The equality $$f(t) = -\frac{1}{2}$$ is achieved when the equality $$\frac{x}{1+x^2} = \frac{1}{2}$$ holds.
As shown in step 4, this happens when $$x=1$$.
Since we defined $$t = -x$$, this means $$t = -1$$.
Let's verify this by substituting $$t=-1$$ into the function:
$$f(-1) = \frac{-1}{1+(-1)^2} = \frac{-1}{1+1} = -\frac{1}{2}$$
This confirms that the minimum value for negative $$t$$ is indeed $$-\frac{1}{2}$$, and it occurs when $$t=-1$$.

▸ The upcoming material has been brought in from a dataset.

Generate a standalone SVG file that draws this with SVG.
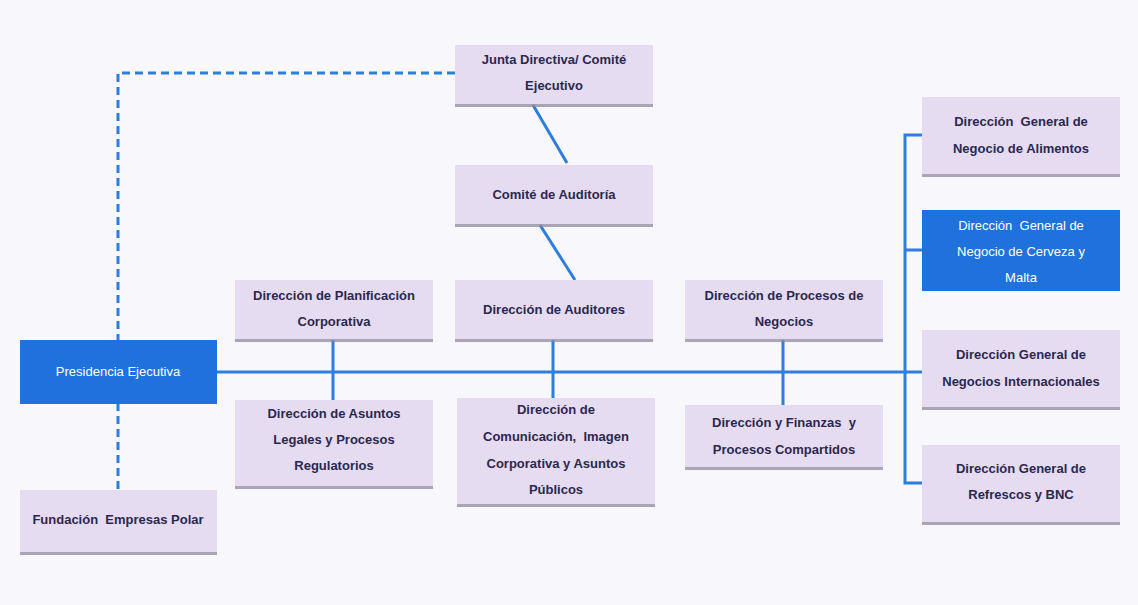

**step7** Investigating t equals zero

Finally, let's consider the value of the function when $$t=0$$.
$$f(0) = \frac{0}{1+0^2} = \frac{0}{1} = 0$$
The value $$0$$ lies exactly between the maximum value $$\frac{1}{2}$$ and the minimum value $$-\frac{1}{2}$$.

**step8** Conclusion

By carefully examining the function for positive values of $$t$$, negative values of $$t$$, and when $$t$$ is zero, we have determined the boundaries for the function's output.
We found that the function $$f(t)$$ never exceeds $$\frac{1}{2}$$ and never drops below $$-\frac{1}{2}$$.
The largest value the function achieves is $$\frac{1}{2}$$, occurring at $$t=1$$. Therefore, the global maximum value is $$\frac{1}{2}$$.
The smallest value the function achieves is $$-\frac{1}{2}$$, occurring at $$t=-1$$. Therefore, the global minimum value is $$-\frac{1}{2}$$.